==== Data excerpt ====

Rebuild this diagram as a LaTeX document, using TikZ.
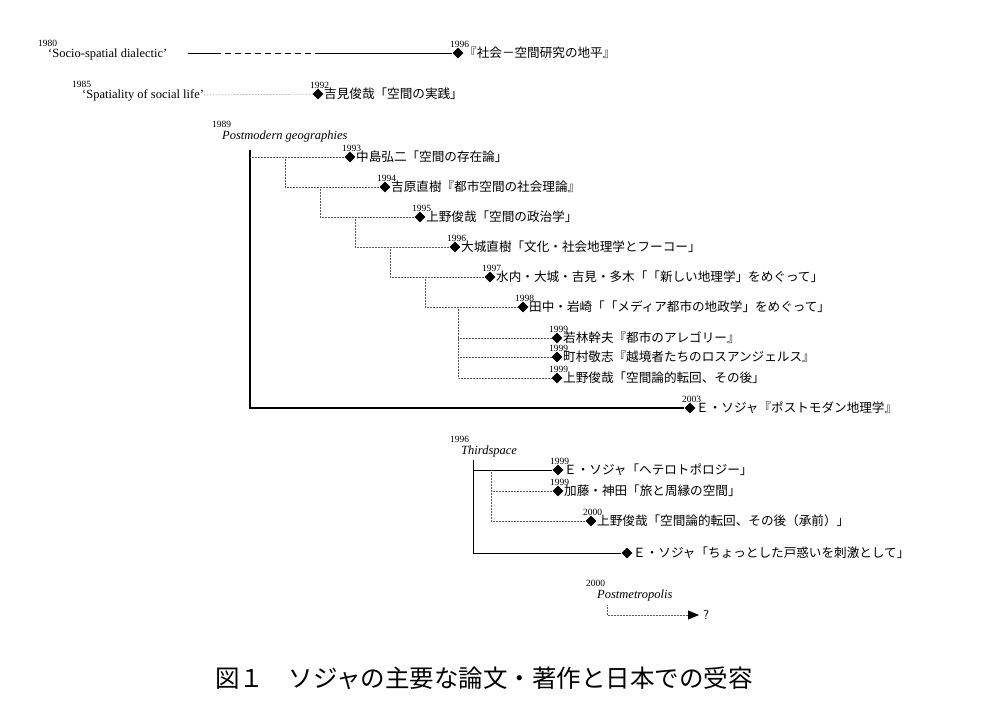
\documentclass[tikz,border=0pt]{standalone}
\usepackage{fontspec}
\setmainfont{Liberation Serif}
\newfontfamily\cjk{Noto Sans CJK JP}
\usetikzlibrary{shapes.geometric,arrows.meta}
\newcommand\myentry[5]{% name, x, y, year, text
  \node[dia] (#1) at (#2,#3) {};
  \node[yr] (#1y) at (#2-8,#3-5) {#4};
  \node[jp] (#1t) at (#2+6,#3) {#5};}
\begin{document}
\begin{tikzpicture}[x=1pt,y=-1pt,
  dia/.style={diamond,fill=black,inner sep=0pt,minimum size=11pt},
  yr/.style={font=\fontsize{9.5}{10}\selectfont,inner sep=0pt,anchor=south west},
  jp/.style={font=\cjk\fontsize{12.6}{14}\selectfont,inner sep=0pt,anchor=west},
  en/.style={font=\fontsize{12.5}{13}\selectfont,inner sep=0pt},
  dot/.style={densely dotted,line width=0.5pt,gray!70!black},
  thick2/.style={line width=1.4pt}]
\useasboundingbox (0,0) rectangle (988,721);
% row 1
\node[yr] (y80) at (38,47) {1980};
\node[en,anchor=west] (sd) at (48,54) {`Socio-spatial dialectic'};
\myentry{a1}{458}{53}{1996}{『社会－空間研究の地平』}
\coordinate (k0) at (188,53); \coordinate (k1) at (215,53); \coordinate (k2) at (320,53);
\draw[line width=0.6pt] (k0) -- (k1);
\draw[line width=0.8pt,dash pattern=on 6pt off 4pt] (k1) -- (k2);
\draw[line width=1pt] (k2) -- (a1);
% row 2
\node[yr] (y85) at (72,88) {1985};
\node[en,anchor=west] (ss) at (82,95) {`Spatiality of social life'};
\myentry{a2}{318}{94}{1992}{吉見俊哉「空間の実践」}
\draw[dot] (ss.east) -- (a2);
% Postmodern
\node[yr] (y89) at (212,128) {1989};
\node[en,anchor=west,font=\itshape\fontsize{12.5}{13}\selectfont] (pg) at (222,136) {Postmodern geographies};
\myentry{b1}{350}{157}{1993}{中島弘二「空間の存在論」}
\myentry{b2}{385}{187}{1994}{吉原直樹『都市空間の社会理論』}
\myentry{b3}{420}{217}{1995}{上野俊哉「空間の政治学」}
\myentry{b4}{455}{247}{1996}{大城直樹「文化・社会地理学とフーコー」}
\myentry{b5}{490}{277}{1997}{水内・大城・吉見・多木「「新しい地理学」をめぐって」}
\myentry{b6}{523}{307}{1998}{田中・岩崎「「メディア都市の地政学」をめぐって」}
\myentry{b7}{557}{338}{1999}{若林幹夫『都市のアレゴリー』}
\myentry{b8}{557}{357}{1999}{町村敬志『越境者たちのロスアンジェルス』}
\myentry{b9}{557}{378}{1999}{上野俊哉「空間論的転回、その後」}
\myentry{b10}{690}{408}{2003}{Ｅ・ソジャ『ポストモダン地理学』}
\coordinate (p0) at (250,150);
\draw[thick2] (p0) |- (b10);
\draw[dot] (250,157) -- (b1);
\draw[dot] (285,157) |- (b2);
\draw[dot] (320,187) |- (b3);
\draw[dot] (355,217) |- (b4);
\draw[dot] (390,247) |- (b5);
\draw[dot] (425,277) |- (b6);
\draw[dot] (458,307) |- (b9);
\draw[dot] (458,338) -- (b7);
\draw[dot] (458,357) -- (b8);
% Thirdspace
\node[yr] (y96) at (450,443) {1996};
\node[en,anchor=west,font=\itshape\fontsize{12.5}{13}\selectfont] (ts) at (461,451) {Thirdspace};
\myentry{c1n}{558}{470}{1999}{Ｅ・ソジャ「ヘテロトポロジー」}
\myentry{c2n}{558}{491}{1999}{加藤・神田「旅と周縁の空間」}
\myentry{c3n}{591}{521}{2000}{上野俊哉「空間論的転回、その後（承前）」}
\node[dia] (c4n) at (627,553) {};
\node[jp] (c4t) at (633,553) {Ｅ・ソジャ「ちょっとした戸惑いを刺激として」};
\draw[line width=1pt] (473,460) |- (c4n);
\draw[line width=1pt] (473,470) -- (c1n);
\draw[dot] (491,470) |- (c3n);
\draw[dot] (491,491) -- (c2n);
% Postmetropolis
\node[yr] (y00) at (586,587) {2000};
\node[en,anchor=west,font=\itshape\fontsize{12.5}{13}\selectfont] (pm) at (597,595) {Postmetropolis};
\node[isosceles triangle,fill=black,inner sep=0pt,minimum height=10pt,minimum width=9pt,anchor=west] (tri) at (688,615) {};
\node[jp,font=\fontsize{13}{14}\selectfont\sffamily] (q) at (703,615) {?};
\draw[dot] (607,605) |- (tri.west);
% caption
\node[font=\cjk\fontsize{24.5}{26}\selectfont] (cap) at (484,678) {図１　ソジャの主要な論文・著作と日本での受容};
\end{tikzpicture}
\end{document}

====

Return the material exactly as given, apart from the pictures.

Rebuild this diagram as a LaTeX document, using TikZ.
\documentclass[tikz,border=0pt]{standalone}
\usepackage{fontspec}
\setmainfont{Liberation Serif}
\newfontfamily\cjk{Noto Sans CJK JP}
\usetikzlibrary{shapes.geometric,arrows.meta}
\newcommand\myentry[5]{% name, x, y, year, text
  \node[dia] (#1) at (#2,#3) {};
  \node[yr] (#1y) at (#2-8,#3-5) {#4};
  \node[jp] (#1t) at (#2+6,#3) {#5};}
\begin{document}
\begin{tikzpicture}[x=1pt,y=-1pt,
  dia/.style={diamond,fill=black,inner sep=0pt,minimum size=11pt},
  yr/.style={font=\fontsize{9.5}{10}\selectfont,inner sep=0pt,anchor=south west},
  jp/.style={font=\cjk\fontsize{12.6}{14}\selectfont,inner sep=0pt,anchor=west},
  en/.style={font=\fontsize{12.5}{13}\selectfont,inner sep=0pt},
  dot/.style={densely dotted,line width=0.5pt,gray!70!black},
  thick2/.style={line width=1.4pt}]
\useasboundingbox (0,0) rectangle (988,721);
% row 1
\node[yr] (y80) at (38,47) {1980};
\node[en,anchor=west] (sd) at (48,54) {`Socio-spatial dialectic'};
\myentry{a1}{458}{53}{1996}{『社会－空間研究の地平』}
\coordinate (k0) at (188,53); \coordinate (k1) at (215,53); \coordinate (k2) at (320,53);
\draw[line width=0.6pt] (k0) -- (k1);
\draw[line width=0.8pt,dash pattern=on 6pt off 4pt] (k1) -- (k2);
\draw[line width=1pt] (k2) -- (a1);
% row 2
\node[yr] (y85) at (72,88) {1985};
\node[en,anchor=west] (ss) at (82,95) {`Spatiality of social life'};
\myentry{a2}{318}{94}{1992}{吉見俊哉「空間の実践」}
\draw[dot] (ss.east) -- (a2);
% Postmodern
\node[yr] (y89) at (212,128) {1989};
\node[en,anchor=west,font=\itshape\fontsize{12.5}{13}\selectfont] (pg) at (222,136) {Postmodern geographies};
\myentry{b1}{350}{157}{1993}{中島弘二「空間の存在論」}
\myentry{b2}{385}{187}{1994}{吉原直樹『都市空間の社会理論』}
\myentry{b3}{420}{217}{1995}{上野俊哉「空間の政治学」}
\myentry{b4}{455}{247}{1996}{大城直樹「文化・社会地理学とフーコー」}
\myentry{b5}{490}{277}{1997}{水内・大城・吉見・多木「「新しい地理学」をめぐって」}
\myentry{b6}{523}{307}{1998}{田中・岩崎「「メディア都市の地政学」をめぐって」}
\myentry{b7}{557}{338}{1999}{若林幹夫『都市のアレゴリー』}
\myentry{b8}{557}{357}{1999}{町村敬志『越境者たちのロスアンジェルス』}
\myentry{b9}{557}{378}{1999}{上野俊哉「空間論的転回、その後」}
\myentry{b10}{690}{408}{2003}{Ｅ・ソジャ『ポストモダン地理学』}
\coordinate (p0) at (250,150);
\draw[thick2] (p0) |- (b10);
\draw[dot] (250,157) -- (b1);
\draw[dot] (285,157) |- (b2);
\draw[dot] (320,187) |- (b3);
\draw[dot] (355,217) |- (b4);
\draw[dot] (390,247) |- (b5);
\draw[dot] (425,277) |- (b6);
\draw[dot] (458,307) |- (b9);
\draw[dot] (458,338) -- (b7);
\draw[dot] (458,357) -- (b8);
% Thirdspace
\node[yr] (y96) at (450,443) {1996};
\node[en,anchor=west,font=\itshape\fontsize{12.5}{13}\selectfont] (ts) at (461,451) {Thirdspace};
\myentry{c1n}{558}{470}{1999}{Ｅ・ソジャ「ヘテロトポロジー」}
\myentry{c2n}{558}{491}{1999}{加藤・神田「旅と周縁の空間」}
\myentry{c3n}{591}{521}{2000}{上野俊哉「空間論的転回、その後（承前）」}
\node[dia] (c4n) at (627,553) {};
\node[jp] (c4t) at (633,553) {Ｅ・ソジャ「ちょっとした戸惑いを刺激として」};
\draw[line width=1pt] (473,460) |- (c4n);
\draw[line width=1pt] (473,470) -- (c1n);
\draw[dot] (491,470) |- (c3n);
\draw[dot] (491,491) -- (c2n);
% Postmetropolis
\node[yr] (y00) at (586,587) {2000};
\node[en,anchor=west,font=\itshape\fontsize{12.5}{13}\selectfont] (pm) at (597,595) {Postmetropolis};
\node[isosceles triangle,fill=black,inner sep=0pt,minimum height=10pt,minimum width=9pt,anchor=west] (tri) at (688,615) {};
\node[jp,font=\fontsize{13}{14}\selectfont\sffamily] (q) at (703,615) {?};
\draw[dot] (607,605) |- (tri.west);
% caption
\node[font=\cjk\fontsize{24.5}{26}\selectfont] (cap) at (484,678) {図１　ソジャの主要な論文・著作と日本での受容};
\end{tikzpicture}
\end{document}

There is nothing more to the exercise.